Work required: What lines of the data hold the string "chart"? Pull each one out.

Given material:
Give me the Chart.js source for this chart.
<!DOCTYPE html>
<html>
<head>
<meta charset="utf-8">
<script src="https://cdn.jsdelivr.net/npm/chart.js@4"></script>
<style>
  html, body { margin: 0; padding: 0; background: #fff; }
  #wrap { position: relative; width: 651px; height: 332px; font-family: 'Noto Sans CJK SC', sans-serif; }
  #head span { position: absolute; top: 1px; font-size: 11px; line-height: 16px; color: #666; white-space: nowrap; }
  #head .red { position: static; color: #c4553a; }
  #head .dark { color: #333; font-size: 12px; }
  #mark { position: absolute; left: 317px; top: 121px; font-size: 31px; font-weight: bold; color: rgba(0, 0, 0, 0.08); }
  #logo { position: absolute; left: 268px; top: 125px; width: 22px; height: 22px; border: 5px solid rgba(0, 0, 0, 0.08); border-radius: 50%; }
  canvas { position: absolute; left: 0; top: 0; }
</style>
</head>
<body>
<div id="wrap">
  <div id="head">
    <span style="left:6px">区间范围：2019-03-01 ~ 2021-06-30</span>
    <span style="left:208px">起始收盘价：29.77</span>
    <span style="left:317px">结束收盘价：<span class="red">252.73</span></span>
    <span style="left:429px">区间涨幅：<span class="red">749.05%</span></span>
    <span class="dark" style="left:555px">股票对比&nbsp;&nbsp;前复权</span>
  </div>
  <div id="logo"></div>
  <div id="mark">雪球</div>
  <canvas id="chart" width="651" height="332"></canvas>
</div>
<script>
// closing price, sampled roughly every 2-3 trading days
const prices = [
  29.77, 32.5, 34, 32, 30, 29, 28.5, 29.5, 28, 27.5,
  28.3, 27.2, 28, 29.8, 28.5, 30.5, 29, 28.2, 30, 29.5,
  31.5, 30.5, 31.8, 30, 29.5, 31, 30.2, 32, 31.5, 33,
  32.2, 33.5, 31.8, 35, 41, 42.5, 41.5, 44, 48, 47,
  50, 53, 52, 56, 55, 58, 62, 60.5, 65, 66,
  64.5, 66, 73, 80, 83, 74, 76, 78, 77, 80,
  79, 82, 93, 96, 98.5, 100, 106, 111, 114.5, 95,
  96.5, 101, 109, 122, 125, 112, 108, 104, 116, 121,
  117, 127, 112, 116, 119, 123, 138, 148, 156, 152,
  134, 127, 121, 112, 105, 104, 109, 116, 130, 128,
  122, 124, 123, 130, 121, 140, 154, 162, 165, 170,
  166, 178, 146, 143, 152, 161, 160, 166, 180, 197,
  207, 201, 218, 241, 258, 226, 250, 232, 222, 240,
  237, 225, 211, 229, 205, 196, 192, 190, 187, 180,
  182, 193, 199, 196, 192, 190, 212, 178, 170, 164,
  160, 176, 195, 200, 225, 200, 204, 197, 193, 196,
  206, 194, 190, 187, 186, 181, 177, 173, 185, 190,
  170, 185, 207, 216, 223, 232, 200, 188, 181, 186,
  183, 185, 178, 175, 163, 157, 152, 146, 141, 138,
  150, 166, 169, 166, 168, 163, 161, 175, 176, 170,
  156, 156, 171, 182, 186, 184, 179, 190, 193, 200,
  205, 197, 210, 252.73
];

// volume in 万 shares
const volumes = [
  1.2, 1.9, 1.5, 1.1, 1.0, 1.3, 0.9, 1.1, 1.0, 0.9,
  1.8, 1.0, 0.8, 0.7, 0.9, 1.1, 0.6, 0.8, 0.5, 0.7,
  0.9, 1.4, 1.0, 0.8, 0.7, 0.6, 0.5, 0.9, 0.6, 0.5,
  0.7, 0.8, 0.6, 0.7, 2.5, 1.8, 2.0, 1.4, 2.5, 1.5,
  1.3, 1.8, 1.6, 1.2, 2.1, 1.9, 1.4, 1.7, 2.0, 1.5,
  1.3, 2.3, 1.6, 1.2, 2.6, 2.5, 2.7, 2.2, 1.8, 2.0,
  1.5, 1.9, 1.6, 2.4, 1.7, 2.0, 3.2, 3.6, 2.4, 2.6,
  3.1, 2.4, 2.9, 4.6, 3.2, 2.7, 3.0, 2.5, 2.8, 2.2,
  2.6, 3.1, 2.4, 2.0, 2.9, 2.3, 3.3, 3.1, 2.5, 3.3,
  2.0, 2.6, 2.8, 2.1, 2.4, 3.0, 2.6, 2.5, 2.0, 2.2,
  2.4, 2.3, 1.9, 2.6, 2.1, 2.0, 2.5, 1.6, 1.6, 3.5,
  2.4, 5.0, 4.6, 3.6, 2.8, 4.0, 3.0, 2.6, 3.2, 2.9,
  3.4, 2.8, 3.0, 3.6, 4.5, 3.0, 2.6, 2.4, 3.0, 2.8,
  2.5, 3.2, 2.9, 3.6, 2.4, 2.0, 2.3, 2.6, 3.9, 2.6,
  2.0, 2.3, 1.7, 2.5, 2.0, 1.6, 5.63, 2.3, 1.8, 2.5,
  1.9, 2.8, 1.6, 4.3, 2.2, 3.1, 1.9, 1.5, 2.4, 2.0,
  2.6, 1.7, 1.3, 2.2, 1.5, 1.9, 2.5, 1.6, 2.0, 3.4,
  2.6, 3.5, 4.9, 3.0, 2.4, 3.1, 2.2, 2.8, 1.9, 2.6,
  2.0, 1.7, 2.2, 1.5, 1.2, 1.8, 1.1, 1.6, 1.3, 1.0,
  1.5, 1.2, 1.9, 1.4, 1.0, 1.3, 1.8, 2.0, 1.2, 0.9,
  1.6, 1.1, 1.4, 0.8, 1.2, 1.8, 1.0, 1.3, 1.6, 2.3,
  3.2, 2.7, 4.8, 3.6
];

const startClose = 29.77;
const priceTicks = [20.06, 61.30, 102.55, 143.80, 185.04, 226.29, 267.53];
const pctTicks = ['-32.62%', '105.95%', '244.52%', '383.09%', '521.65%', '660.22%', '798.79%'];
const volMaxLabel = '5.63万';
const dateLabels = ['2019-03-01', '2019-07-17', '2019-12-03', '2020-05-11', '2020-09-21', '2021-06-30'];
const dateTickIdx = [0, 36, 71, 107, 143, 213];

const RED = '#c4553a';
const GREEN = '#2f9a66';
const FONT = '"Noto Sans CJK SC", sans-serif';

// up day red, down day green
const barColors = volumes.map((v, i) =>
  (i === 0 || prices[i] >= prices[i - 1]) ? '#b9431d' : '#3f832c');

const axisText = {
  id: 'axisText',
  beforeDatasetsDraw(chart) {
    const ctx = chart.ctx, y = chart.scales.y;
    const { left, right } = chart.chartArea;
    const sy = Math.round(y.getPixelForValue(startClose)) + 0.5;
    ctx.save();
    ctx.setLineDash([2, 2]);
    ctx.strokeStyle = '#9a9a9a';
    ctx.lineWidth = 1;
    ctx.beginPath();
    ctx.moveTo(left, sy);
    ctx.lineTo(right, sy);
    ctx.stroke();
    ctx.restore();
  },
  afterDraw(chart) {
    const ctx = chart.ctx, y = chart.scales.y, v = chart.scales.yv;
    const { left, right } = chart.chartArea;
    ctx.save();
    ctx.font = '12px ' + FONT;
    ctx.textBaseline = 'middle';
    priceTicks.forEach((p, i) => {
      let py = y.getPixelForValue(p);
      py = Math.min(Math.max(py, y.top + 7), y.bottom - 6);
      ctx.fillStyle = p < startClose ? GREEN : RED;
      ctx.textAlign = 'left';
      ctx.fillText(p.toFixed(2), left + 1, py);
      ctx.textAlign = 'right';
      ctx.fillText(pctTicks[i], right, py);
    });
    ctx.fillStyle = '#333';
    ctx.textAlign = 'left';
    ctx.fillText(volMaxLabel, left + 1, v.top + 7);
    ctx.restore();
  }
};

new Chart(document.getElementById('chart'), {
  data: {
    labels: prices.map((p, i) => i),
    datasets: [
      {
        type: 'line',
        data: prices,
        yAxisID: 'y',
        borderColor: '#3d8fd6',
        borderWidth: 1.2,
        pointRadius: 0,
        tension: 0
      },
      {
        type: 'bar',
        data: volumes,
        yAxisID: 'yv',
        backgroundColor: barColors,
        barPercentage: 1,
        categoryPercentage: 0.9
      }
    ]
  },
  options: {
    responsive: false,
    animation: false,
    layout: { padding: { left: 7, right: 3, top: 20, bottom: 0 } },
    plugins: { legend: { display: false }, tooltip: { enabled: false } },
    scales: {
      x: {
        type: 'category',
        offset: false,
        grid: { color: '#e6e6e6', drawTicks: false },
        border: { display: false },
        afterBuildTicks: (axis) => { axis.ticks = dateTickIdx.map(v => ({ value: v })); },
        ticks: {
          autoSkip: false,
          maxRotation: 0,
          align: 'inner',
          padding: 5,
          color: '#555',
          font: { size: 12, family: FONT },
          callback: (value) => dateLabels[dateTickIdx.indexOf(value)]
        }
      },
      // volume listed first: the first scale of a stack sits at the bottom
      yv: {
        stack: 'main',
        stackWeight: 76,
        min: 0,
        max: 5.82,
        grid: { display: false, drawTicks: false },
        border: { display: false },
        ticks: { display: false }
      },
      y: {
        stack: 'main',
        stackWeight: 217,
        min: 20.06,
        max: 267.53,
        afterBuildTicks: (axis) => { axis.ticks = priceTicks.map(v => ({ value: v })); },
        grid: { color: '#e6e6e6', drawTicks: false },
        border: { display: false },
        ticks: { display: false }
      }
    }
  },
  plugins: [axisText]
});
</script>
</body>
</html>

Full output:
Give me the Chart.js source for this chart.
<script src="https://cdn.jsdelivr.net/npm/chart.js@4"></script>
  <canvas id="chart" width="651" height="332"></canvas>
  beforeDatasetsDraw(chart) {
    const ctx = chart.ctx, y = chart.scales.y;
    const { left, right } = chart.chartArea;
  afterDraw(chart) {
    const ctx = chart.ctx, y = chart.scales.y, v = chart.scales.yv;
    const { left, right } = chart.chartArea;
new Chart(document.getElementById('chart'), {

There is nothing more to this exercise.